These are certainly interesting questions that are raised. I do not know if sexual dimorphism is a characteristic in sharks generally, or of particular species within sharks families. Are females always larger than males? Victor @vperez is absolutely correct that meg tooth size varies from posterior to anterior in the mouth, as well as the slant shape of lateral vs. anterior. Further, uppers and lowers have distinct differences in height to width ratios. To complicate matters, not every meg anterior tooth (from the same position in the mouth) is identical in shape, especially the depth and weight of the tooth. I have observed this variation even more profoundly in C. angustidens.
These points were discussed in Nebraska during the Edisto River shark tooth identification lesson plan that I led. When you have enough teeth to look at, you really begin to see subtle differences that exist within a species, and this complicates the process. And this begs the question, is this simply Darwin’s variation within a species or is it something more? Clearly, meg teeth are impressive teeth regardless of how you relate them to shark body size, but I do think that a formula that would compare tooth size to shark length does need to specify tooth position. I have seen composite dentitions that have lateral teeth from smaller sharks used for posterior teeth in dentitions for larger sharks. True posteriors are quite rare and that is why I love to collect them.

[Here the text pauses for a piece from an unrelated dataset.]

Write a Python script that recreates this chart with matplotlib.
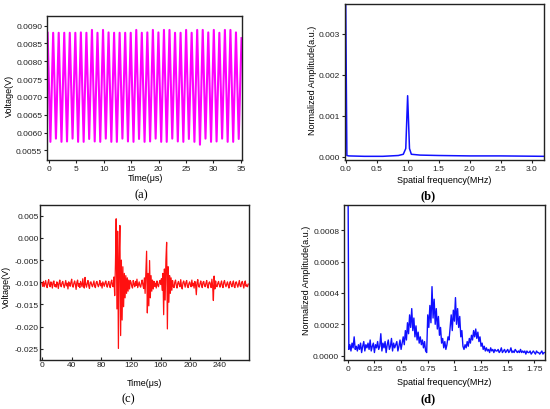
import numpy as np
import matplotlib
matplotlib.use('Agg')
from matplotlib import pyplot as plt
from matplotlib.ticker import FormatStrFormatter, FuncFormatter

plt.rcParams['font.family'] = ['Liberation Sans', 'DejaVu Sans']
plt.rcParams['axes.unicode_minus'] = False

# (a) time signal: alternating peaks / troughs, values in 1e-5 V
a_t0, a_step = -0.24, 0.505
a_peaks = [880, 880, 880, 880, 880, 880, 881, 880, 888, 880, 888, 881,
           880, 880, 880, 880, 888, 880, 881, 888, 881, 888, 888, 880,
           880, 888, 880, 888, 888, 881, 888, 880, 888, 888, 881, 865]
a_troughs = [574, 583, 574, 575, 583, 574, 574, 582, 575, 574, 583, 574,
             574, 583, 575, 574, 582, 574, 575, 583, 574, 574, 583, 575,
             574, 582, 574, 566, 583, 574, 575, 583, 574, 574, 582]

# (b) spectrum of (a)
b_freq = [0.0, 0.02, 0.05, 0.3, 0.6, 0.85, 0.93, 0.97, 1.0, 1.03, 1.06,
          1.2, 1.5, 2.0, 2.5, 3.2]
b_amp = [0.0040, 0.00003, 0.00002, 0.00001, 0.00001, 0.00003, 0.00006,
         0.0002, 0.00149, 0.0002, 0.00006, 0.00004, 0.00003, 0.00002,
         0.00002, 0.00001]

# (c) received signal, 1 us per sample, values in mV
c_mv = [
    -10.2, -10.9, -9.8, -11.0, -10.3, -9.6, -10.8, -11.2, -10.1, -9.4, -10.6, -11.0, -9.9, -10.4, -11.3, -10.0, -9.7, -10.9, -10.5, -11.1,
    -9.9, -10.3, -11.4, -10.2, -9.5, -10.7, -11.0, -10.1, -9.8, -10.6, -11.2, -10.4, -9.6, -10.8, -10.2, -11.5, -9.9, -10.3, -10.9, -10.0,
    -9.3, -10.8, -11.1, -10.2, -9.7, -10.5, -11.6, -10.0, -9.5, -10.9, -10.3, -11.2, -9.8, -10.4, -11.0, -9.2, -10.7, -11.3, -8.9, -10.5,
    -11.1, -10.2, -9.6, -10.8, -11.4, -10.0, -9.9, -10.6, -11.0, -10.3, -9.7, -10.9, -11.2, -10.1, -9.8, -10.5, -11.0, -10.4, -9.6, -10.8,
    -10.2, -11.3, -9.9, -10.4, -10.9, -10.1, -9.7, -10.6, -11.1, -10.3, -9.8, -10.7, -11.2, -10.0, -9.5, -10.8, -11.0, -8.8, -13.0, -6.0,
    4.3, -16.0, 1.5, -24.9, -4.5, 2.8, -22.0, -5.0, -18.5, -6.5, -15.5, -8.0, -13.5, -8.5, -12.5, -9.0, -12.0, -9.5, -11.5, -9.6,
    -10.0, -10.9, -11.3, -9.6, -10.4, -11.0, -9.8, -10.7, -9.3, -11.2, -10.5, -9.9, -10.8, -11.1, -10.2, -9.5, -10.6, -11.4, -9.0, -12.5,
    -7.5, -3.0, -16.9, -8.0, -15.3, -5.1, -13.5, -8.5, -12.0, -9.5,
    -11.5, -9.8, -10.9, -10.2, -11.3, -9.7, -10.6, -11.0, -10.1, -9.6,
    -10.5, -9.2, -11.8, -8.0, -17.3, -7.0, -14.0, -5.1, -1.0, -20.5, -6.5, -14.5, -8.5, -12.5, -9.0, -11.8,
    -9.6, -10.9, -11.2, -10.0, -9.5, -10.7, -11.3, -10.2, -9.8, -10.6, -11.0, -9.4, -10.8, -11.5, -10.1, -9.7, -10.4, -11.1, -10.0, -9.6, -10.9, -11.2, -10.3, -9.9,
    -10.6, -11.0, -9.5, -10.8, -10.2, -11.3, -9.8, -10.5, -12.8, -10.0, -9.4, -10.9, -11.1, -10.3, -9.7, -10.6, -11.2, -10.0, -9.8, -10.7,
    -11.0, -10.2, -9.6, -10.9, -11.3, -10.1, -9.9, -10.5, -11.2, -9.3, -10.8, -14.1, -8.6, -11.5, -9.7, -10.9, -11.0, -10.2, -9.8, -10.6,
    -11.1, -10.3, -9.7, -10.8, -11.2, -10.0, -9.6, -10.5, -11.0, -10.4, -9.9, -10.7, -11.3, -10.1, -9.8, -10.6, -11.0, -10.2, -9.7, -10.9,
    -11.2, -10.0, -9.9, -10.6, -11.1, -10.3, -9.6, -10.8, -11.0, -10.1, -9.8, -10.5, -11.3, -10.2, -9.7, -10.9, -10.6, -11.0, -10.4,
]

# (d) spectrum of (c), 0.01 MHz per sample, values in 1e-5
d_amp = [
    150, 4, 7, 3, 8, 5, 12, 4, 6, 3,
    7, 4, 8, 2, 6, 9, 3, 7, 5, 8,
    4, 10, 3, 6, 8, 2, 7, 5, 9, 4,
    6, 14, 3, 8, 5, 9, 2, 7, 10, 4,
    6, 11, 3, 8, 5, 7, 9, 3, 6, 10,
    4, 8, 12, 7, 16, 10, 21, 14, 26, 18,
    30, 16, 24, 12, 19, 10, 15, 8, 12, 7,
    10, 5, 9, 3, 2, 26, 18, 32, 21, 44,
    24, 36, 20, 30, 17, 25, 13, 18, 8, 11,
    5, 9, 4, 7, 12, 10, 18, 26, 16, 29,
    22, 37, 20, 30, 18, 25, 12, 16, 6, 4,
    7, 5, 9, 6, 11, 8, 13, 10, 16, 12,
    17, 11, 15, 9, 12, 6, 8, 4, 6, 3,
    5, 3, 4, 2, 5, 3, 4, 2, 4, 3,
    3, 4, 2, 3, 5, 2, 3, 4, 2, 3,
    4, 2, 3, 5, 2, 3, 2, 4, 3, 2,
    3, 2, 4, 2, 3, 2, 3, 1, 3, 2,
    2, 3, 1, 2, 3, 2, 1, 3, 2, 2,
    1, 2, 3, 1, 2, 2,
]

fig = plt.figure(figsize=(5.5, 4.1), dpi=100)


def style(ax, direction='out'):
    for s in ax.spines.values():
        s.set_linewidth(1.0)
        s.set_color('#222222')
    ax.tick_params(direction=direction, length=2.5, width=0.8, labelsize=6,
                   pad=1, colors='#222222')


# (a)
ax1 = fig.add_axes([0.0855, 0.6073, 0.3545, 0.3512])
a_vals = []
for i in range(len(a_peaks)):
    a_vals.append(a_peaks[i])
    if i < len(a_troughs):
        a_vals.append(a_troughs[i])
a_vals = np.array(a_vals) * 1e-5
a_time = a_t0 + np.arange(len(a_vals)) * a_step
ax1.plot(a_time, a_vals, color='#ff00ff', lw=1.5)
ax1.set_xlim(-0.35, 35.2)
ax1.set_ylim(0.00523, 0.00927)
ax1.set_xticks(np.arange(0, 36, 5))
ax1.set_yticks(np.arange(0.0055, 0.00901, 0.0005))
ax1.yaxis.set_major_formatter(FormatStrFormatter('%.4f'))
ax1.set_xlabel('Time(\u03bcs)', fontsize=6.5)
ax1.set_ylabel('Voltage(V)', fontsize=6.5)
ax1.xaxis.set_label_coords(0.506, -0.09)
ax1.yaxis.set_label_coords(-0.169, 0.45)
style(ax1)

# (b)
ax2 = fig.add_axes([0.6273, 0.6073, 0.3618, 0.3805])
ax2.plot(b_freq, b_amp, color='#1010ff', lw=1.1)
ax2.set_xlim(-0.01, 3.2)
ax2.set_ylim(-0.00008, 0.00373)
ax2.set_xticks(np.arange(0, 3.01, 0.5))
ax2.set_yticks([0.0, 0.001, 0.002, 0.003])
ax2.xaxis.set_major_formatter(FormatStrFormatter('%.1f'))
ax2.yaxis.set_major_formatter(FormatStrFormatter('%.3f'))
ax2.set_xlabel('Spatial frequency(MHz)', fontsize=6.5)
ax2.set_ylabel('Normalized Amplitude(a.u.)', fontsize=6.5)
ax2.xaxis.set_label_coords(0.5, -0.096)
ax2.yaxis.set_label_coords(-0.14, 0.52)
style(ax2)

# (c)
ax3 = fig.add_axes([0.0727, 0.1195, 0.38, 0.378])
c_time = np.arange(len(c_mv))
ax3.plot(c_time, np.array(c_mv) * 1e-3, color='#ff1010', lw=0.9)
ax3.set_xlim(-2.7, 279)
ax3.set_ylim(-0.0275, 0.0074)
ax3.set_xticks(np.arange(0, 241, 40))
ax3.set_yticks(np.arange(-0.025, 0.0051, 0.005))
ax3.yaxis.set_major_formatter(FormatStrFormatter('%.3f'))
ax3.set_xlabel('Time(\u03bcs)', fontsize=6.5)
ax3.set_ylabel('Voltage(V)', fontsize=6.5)
ax3.xaxis.set_label_coords(0.5, -0.116)
ax3.yaxis.set_label_coords(-0.139, 0.48)
style(ax3, 'in')

# (d)
ax4 = fig.add_axes([0.6255, 0.1195, 0.3655, 0.378])
d_freq = np.arange(len(d_amp)) * 0.01
ax4.plot(d_freq, np.array(d_amp) * 1e-5, color='#1010ff', lw=1.0)
ax4.set_xlim(-0.035, 1.85)
ax4.set_ylim(-0.0000275, 0.00096)
ax4.set_xticks([0, 0.25, 0.5, 0.75, 1, 1.25, 1.5, 1.75])
ax4.set_yticks(np.arange(0, 0.00081, 0.0002))
ax4.xaxis.set_major_formatter(FuncFormatter(lambda v, p: '{:g}'.format(round(v, 2))))
ax4.yaxis.set_major_formatter(FormatStrFormatter('%.4f'))
ax4.set_xlabel('Spatial frequency(MHz)', fontsize=6.5)
ax4.set_ylabel('Normalized Amplitude(a.u.)', fontsize=6.5)
ax4.xaxis.set_label_coords(0.5, -0.11)
ax4.yaxis.set_label_coords(-0.165, 0.52)
style(ax4)

serif = ['Liberation Serif', 'DejaVu Serif']
fig.text(0.2564, 0.5244, '(a)', ha='center', va='center', fontsize=9, family=serif)
fig.text(0.778, 0.522, '(b)', ha='center', va='center', fontsize=9, family=serif, weight='bold')
fig.text(0.2327, 0.0268, '(c)', ha='center', va='center', fontsize=9, family=serif)
fig.text(0.778, 0.0268, '(d)', ha='center', va='center', fontsize=9, family=serif, weight='bold')

fig.savefig('out.png', dpi=100)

Still another consideration is related to the questions: (1) Is shark growth uniform throughout an individual’s life, and (2) Is tooth size related uniformly to length throughout its life? My guess is that the ratio of tooth size to body size (mass and length) of juveniles would be very different from that of a very old shark. It would be interesting to compare body mass, body length, and tooth size of modern shark species vs. age, especially as one reaches the upper age limits. Of course, the problem with meg size estimation is that we do not have any extant modern evolutionary descendants to compare data with, and the relationship with the broad tooth mako and modern great white may have no direct genetic relationship or similarity to megalodon, especially if one subscribes to the Otodus lineage.